• **Directions**:
List, from the lines below, each one with "diagram" in it.

• **Source material**:
↓↓↓

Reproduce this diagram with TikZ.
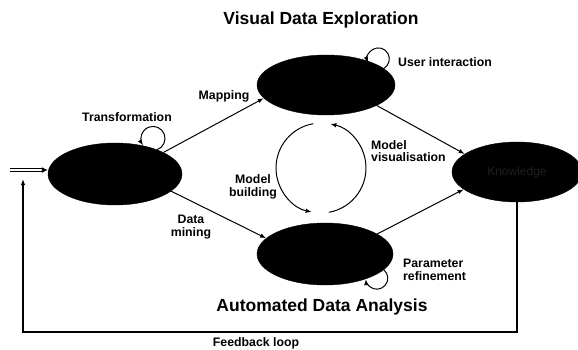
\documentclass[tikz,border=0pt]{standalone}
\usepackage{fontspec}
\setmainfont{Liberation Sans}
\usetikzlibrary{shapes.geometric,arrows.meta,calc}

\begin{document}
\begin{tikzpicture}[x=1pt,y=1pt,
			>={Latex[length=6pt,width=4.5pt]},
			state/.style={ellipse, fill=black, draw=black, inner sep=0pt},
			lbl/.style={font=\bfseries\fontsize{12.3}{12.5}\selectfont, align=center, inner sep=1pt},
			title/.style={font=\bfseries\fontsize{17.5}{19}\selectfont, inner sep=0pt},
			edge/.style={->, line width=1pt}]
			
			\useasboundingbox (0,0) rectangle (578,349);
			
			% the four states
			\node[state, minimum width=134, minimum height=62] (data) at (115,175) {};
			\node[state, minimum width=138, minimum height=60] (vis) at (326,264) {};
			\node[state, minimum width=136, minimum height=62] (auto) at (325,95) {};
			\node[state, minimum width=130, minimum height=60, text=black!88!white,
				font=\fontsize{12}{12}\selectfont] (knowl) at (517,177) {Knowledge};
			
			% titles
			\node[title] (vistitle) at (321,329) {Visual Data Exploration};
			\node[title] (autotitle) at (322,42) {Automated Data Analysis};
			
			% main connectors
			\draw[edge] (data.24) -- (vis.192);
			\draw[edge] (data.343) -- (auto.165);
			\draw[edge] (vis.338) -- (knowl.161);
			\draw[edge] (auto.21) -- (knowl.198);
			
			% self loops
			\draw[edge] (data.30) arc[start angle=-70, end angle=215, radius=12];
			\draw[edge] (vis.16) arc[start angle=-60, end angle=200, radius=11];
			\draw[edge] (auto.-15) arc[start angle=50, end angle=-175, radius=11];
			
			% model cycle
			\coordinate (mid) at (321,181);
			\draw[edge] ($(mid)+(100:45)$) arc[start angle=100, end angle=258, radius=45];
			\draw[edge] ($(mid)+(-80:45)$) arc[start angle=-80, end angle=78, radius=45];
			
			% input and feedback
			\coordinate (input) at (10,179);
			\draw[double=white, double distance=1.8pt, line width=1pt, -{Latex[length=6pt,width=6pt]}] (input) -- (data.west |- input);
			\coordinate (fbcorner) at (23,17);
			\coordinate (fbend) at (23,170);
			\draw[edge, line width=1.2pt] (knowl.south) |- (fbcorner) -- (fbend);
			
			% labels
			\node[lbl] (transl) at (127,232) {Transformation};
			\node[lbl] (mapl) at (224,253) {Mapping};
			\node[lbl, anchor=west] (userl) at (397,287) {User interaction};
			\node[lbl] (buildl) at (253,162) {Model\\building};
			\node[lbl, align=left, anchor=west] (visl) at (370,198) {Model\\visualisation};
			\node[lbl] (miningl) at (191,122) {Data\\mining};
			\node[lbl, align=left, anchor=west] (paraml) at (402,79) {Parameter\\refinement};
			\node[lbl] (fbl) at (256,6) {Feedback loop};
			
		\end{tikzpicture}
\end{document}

↑↑↑
↓↓↓

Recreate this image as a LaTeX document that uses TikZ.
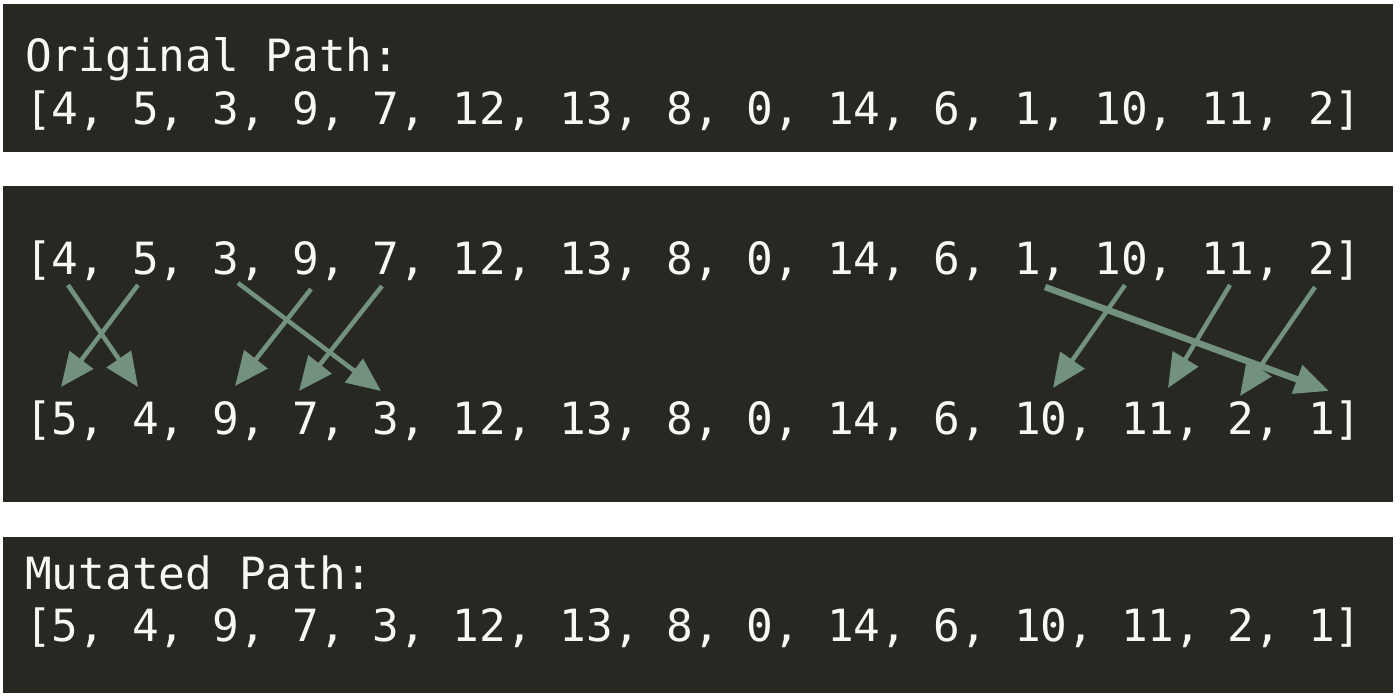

↑↑↑
↓↓↓

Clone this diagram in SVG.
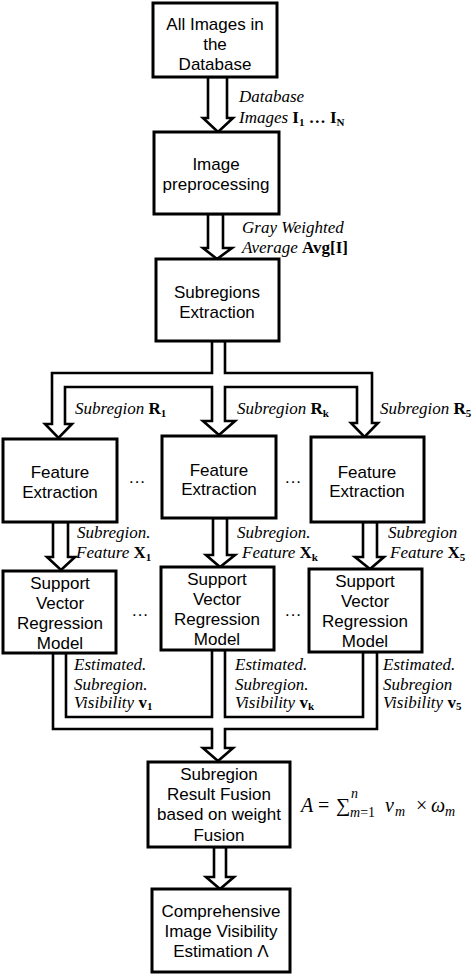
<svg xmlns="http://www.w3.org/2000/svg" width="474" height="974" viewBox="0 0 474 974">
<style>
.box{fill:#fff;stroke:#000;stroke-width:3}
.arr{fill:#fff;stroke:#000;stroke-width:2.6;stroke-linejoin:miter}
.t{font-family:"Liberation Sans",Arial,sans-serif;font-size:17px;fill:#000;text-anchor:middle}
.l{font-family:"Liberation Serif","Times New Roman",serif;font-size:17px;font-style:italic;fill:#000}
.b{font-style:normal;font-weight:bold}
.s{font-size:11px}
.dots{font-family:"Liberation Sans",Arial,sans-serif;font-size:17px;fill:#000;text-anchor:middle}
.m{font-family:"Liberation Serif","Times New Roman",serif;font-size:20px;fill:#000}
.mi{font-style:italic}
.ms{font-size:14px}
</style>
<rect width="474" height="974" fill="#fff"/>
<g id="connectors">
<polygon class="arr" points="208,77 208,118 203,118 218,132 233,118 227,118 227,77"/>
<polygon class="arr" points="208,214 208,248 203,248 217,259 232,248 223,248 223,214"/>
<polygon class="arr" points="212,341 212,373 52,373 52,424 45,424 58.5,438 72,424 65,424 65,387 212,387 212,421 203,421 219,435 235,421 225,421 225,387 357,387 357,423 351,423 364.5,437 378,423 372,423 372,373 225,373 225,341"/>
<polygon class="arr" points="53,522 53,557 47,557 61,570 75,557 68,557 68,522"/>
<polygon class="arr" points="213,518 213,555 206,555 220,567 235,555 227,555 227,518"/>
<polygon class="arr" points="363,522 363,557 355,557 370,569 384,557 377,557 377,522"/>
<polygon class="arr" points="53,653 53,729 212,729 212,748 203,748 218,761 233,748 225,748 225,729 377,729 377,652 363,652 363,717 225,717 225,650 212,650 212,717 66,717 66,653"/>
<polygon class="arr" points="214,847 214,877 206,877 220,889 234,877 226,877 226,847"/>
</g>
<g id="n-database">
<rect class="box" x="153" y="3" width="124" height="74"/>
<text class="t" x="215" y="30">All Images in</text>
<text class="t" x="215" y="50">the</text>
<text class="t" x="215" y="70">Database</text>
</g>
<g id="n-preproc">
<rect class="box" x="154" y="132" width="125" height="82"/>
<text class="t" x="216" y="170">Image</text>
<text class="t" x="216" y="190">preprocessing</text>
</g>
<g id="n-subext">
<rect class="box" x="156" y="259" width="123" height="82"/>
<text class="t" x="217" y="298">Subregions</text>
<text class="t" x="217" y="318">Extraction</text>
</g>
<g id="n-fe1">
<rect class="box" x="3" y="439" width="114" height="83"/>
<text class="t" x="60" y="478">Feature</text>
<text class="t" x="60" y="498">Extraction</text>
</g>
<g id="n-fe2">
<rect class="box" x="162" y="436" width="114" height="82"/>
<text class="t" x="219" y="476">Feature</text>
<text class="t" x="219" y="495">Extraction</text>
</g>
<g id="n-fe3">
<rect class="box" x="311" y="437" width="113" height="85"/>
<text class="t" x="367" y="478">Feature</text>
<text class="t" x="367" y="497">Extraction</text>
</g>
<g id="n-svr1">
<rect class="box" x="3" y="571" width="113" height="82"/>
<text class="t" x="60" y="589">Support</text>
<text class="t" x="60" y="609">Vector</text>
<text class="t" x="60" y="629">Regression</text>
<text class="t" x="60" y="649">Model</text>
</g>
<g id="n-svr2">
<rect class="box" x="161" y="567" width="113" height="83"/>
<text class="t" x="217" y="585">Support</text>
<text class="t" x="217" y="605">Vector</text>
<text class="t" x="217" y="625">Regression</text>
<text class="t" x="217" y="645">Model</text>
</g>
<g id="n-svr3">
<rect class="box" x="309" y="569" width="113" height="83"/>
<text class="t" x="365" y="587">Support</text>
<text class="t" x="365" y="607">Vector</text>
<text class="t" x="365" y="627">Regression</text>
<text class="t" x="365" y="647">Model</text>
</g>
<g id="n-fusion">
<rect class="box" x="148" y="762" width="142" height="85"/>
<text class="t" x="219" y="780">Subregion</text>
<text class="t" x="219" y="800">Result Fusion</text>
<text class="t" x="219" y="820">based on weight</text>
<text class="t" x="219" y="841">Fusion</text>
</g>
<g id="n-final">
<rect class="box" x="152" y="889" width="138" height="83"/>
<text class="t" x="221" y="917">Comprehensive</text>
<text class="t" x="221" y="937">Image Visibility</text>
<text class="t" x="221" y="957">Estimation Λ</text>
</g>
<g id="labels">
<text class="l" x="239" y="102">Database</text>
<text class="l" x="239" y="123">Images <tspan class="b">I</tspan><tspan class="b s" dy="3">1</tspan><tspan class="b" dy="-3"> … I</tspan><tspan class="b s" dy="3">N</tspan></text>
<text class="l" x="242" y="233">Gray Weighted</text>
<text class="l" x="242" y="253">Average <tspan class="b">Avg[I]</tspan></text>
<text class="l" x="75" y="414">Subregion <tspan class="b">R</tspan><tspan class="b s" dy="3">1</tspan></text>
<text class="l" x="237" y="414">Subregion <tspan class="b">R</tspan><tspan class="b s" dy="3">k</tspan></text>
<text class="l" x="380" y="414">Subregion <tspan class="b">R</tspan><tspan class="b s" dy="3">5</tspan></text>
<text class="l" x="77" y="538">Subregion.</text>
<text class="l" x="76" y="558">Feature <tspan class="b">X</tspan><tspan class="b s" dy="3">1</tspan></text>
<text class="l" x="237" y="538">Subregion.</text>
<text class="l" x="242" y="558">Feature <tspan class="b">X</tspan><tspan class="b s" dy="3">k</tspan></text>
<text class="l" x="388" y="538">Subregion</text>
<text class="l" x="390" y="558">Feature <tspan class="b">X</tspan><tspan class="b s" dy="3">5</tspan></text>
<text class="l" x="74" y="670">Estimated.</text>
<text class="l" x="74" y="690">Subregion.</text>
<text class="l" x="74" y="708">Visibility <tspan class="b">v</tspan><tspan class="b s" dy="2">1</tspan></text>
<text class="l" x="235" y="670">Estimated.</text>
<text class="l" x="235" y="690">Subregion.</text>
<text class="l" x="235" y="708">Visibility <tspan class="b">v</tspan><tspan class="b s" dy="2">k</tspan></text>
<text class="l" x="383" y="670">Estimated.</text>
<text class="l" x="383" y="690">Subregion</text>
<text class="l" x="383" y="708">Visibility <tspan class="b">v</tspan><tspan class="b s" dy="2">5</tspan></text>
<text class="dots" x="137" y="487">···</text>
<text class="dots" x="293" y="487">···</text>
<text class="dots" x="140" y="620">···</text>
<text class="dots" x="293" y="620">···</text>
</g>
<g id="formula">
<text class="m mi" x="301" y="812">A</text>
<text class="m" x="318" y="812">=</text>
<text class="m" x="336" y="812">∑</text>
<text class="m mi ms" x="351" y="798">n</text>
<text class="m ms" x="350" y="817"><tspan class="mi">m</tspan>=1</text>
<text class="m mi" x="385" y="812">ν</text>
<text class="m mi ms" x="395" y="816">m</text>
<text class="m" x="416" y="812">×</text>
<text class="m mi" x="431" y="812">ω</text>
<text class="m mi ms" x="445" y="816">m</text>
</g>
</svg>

↑↑↑

• **Written response**:
Reproduce this diagram with TikZ.
Clone this diagram in SVG.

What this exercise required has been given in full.